The cause investigation found that a contributing factor was that many of these determinations were made by a single subject matter expert who had an inappropriate work practice of relying on personal expertise (including the prior evaluations) and did not consult/utilize the directive adequately.
CORRECTIVE ACTIONS
Immediate:
All valves which had an as-found result outside of the allowed tolerance were promptly adjusted within tolerance and acceptably retested within the completion time allowed by TS 3.7.1.
Subsequent:
None Planned:
1.Revise NSD 202 "Reportability" to reference the multiple failure example from NUREG 1022 in the same paragraph which discusses the assumption that a discrepancy found during surveillance testing occurred at the time of its discovery.
2.Revise NSD 203 "Operability" to increase emphasis on TS SR 3.0.1 statement that "Failure to meet a Surveillance shall be failure to meet the LCO.
3.The applicable Maintenance Procedure will be revised to lower the as-left range (currently +/- 1%) to provide more margin to the limits of the allowable range (-3/+1%).
4.Generate a training package for appropriate site personnel to address the lessons learned from this event.
None of these corrective actions are considered NRC Commitment items. There are no other NRC Commitment items contained in this LER.
SAFETY ANALYSIS
These events did not include a Safety System Functional Failure.
In all cases, the MSRVs remained capable of performing all required safety functions.
Although the indicated MSRVs failed the owner-established limit of 1%, they were well within the ASME Code allowed +/- 3% tolerance.
Only two of the valve failures (one on Unit 1 and one on Unit 2) did not remain within the +2 percent tolerance used by the safety analyses that evaluate peak secondary system pressure. In October of 2006 1MS-8 was found to lift at 1075 psig, or 2.4% above its nominal setpoint.' In April of 2007 2MS-11 was found to lift at 1104 psig or 2.2% above its nominal setpoint. The safety analyses that evaluate peak secondary system pressure includes an assumption that one valve (usually the highest setpoint valve) fails to open.
Since the testing demonstrated that the other valves would actually open within values assumed in the safety analyses, having 2MS-11 or 1MS-8 open at a slightly higher pressure remains within the bounds of the analyses. The 1MS-8 results were additionally reviewed for any potential impact due to increasing the long-term post-trip steam pressure. No adverse impact was identified, and 1MS-8 remained within the safety analysis assumptions. As a group, the MSRVs were capable of performing all required safety functions.
Since the valves' actual performance remained within the bounds of the safety analyses, these events had no impact on the predicted results of any accidents and therefore did not impact the Conditional Core Damage Probability (CCDP) or Conditional Large Early Release Probability (CLERP).

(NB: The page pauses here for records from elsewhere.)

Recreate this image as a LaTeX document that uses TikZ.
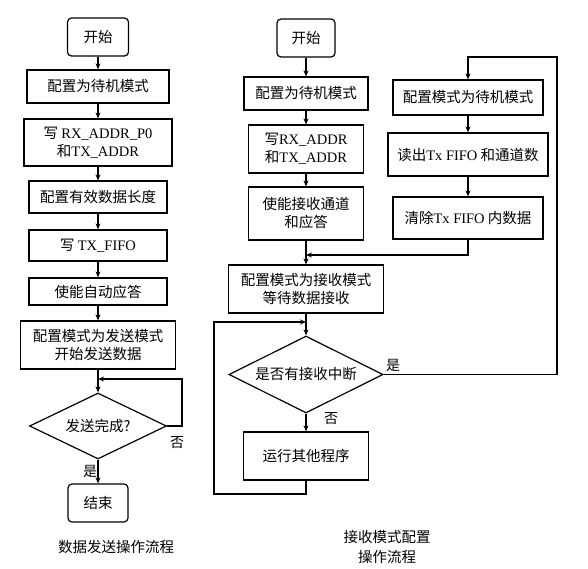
\documentclass[tikz,border=0pt]{standalone}
\usepackage{fontspec}
\setmainfont{Liberation Serif}
\newfontfamily\cjk{Noto Sans CJK SC}
\newfontfamily\lat{Liberation Serif}
\usetikzlibrary{shapes.geometric,arrows.meta}
\begin{document}
\begin{tikzpicture}[x=1pt,y=-1pt,
  every node/.style={font=\cjk\fontsize{14.5}{18}\selectfont, inner sep=0pt, align=center},
  box/.style={draw, line width=1.2pt, rectangle},
  term/.style={draw, line width=1.2pt, rectangle, rounded corners=4pt},
  dec/.style={draw, line width=1.2pt, diamond, aspect=2},
  lbl/.style={font=\cjk\fontsize{14}{17}\selectfont},
  arr/.style={line width=1.2pt, -{Stealth[length=6pt,width=5pt]}},
  ln/.style={line width=1.2pt}]
\useasboundingbox (0,0) rectangle (588,569);
% ---------- left flow ----------
\node[term, minimum width=61pt, minimum height=38pt] (ls) at (98,37) {开始};
\node[box, minimum width=142pt, minimum height=33pt] (l1) at (98,86.5) {配置为待机模式};
\node[box, minimum width=148pt, minimum height=47pt] (l2) at (98,142.5) {写 {\lat RX\_ADDR\_P0}\\和{\lat TX\_ADDR}};
\node[box, minimum width=138pt, minimum height=32pt] (l3) at (98,197) {配置有效数据长度};
\node[box, minimum width=138pt, minimum height=31pt] (l4) at (98,245.5) {写 {\lat TX\_FIFO}};
\node[box, minimum width=138pt, minimum height=27pt] (l5) at (98,291.5) {使能自动应答};
\node[box, minimum width=155pt, minimum height=48pt] (l6) at (98,345) {配置模式为发送模式\\开始发送数据};
\node[dec, minimum width=137pt, minimum height=66pt] (ld) at (98,426) {发送完成?};
\node[term, minimum width=60pt, minimum height=38pt] (le) at (98,503) {结束};
\node (lcap) at (116,547) {数据发送操作流程};
\node[lbl] (lno) at (177,443) {否};
\node[lbl] (lyes) at (90,471) {是};
\coordinate (lj) at (98,379);
\coordinate (lr) at (182,379);
\draw[arr] (ls.south) -- (l1.north);
\draw[arr] (l1.south) -- (l2.north);
\draw[arr] (l2.south) -- (l3.north);
\draw[arr] (l3.south) -- (l4.north);
\draw[arr] (l4.south) -- (l5.north);
\draw[arr] (l5.south) -- (l6.north);
\draw[arr] (l6.south) -- (ld.north);
\draw[arr] (ld.east) -| (lr) -- (lj);
\draw[arr] (ld.south) -- (le.north);
% ---------- right flow ----------
\node[term, minimum width=58pt, minimum height=38pt] (rs) at (306,38) {开始};
\node[box, minimum width=124pt, minimum height=33pt] (r1) at (306,93.5) {配置为待机模式};
\node[box, minimum width=115pt, minimum height=48pt] (r2) at (306,149) {写{\lat RX\_ADDR}\\和{\lat TX\_ADDR}};
\node[box, minimum width=115pt, minimum height=53pt] (r3) at (306,213.5) {使能接收通道\\和应答};
\node[box, minimum width=155pt, minimum height=48pt] (r4) at (306,289) {配置模式为接收模式\\等待数据接收};
\node[dec, minimum width=154pt, minimum height=77pt] (rd) at (306,374.5) {是否有接收中断};
\node[box, minimum width=125pt, minimum height=48pt] (r5) at (306,456) {运行其他程序};
\node[box, minimum width=150pt, minimum height=35pt] (q1) at (468,97.5) {配置模式为待机模式};
\node[box, minimum width=160pt, minimum height=43pt] (q2) at (468,154.5) {读出{\lat Tx FIFO} 和通道数};
\node[box, minimum width=150pt, minimum height=42pt] (q3) at (468,218) {清除{\lat Tx FIFO} 内数据};
\node (rcap1) at (387,537) {接收模式配置};
\node (rcap2) at (387,557) {操作流程};
\node[lbl] (ryes) at (393,365) {是};
\node[lbl] (rno) at (331,419) {否};
\coordinate (m) at (306,255);
\coordinate (rj) at (306,322);
\coordinate (rb) at (306,494);
\coordinate (rl) at (214,322);
\coordinate (tr) at (557,57);
\coordinate (tl) at (468,57);
\draw[arr] (rs.south) -- (r1.north);
\draw[arr] (r1.south) -- (r2.north);
\draw[arr] (r2.south) -- (r3.north);
\draw[arr] (r3.south) -- (r4.north);
\draw[arr] (q3.south) |- (m);
\draw[arr] (q1.south) -- (q2.north);
\draw[arr] (q2.south) -- (q3.north);
\draw[arr] (r4.south) -- (rd.north);
\draw[arr] (rd.south) -- (r5.north);
\draw[arr] (r5.south) -- (rb) -| (rl) -- (rj);
\draw[arr] (rd.east) -| (tr) -- (tl) -- (q1.north);
\end{tikzpicture}
\end{document}
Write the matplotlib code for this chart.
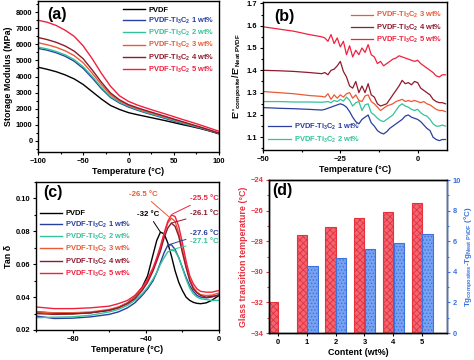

Therefore, there was no actual impact on the health and safety of the public due to this event.
ADDITIONAL INFORMATION
As stated earlier, a search was performed to identify similar prior events. This resulted in the additional events documented in this report.
There were no releases of radioactive materials, radiation exposures or personnel injuries associated with this event.
This event is not considered reportable under the Equipment Performance and Information Exchange (EPIX) program.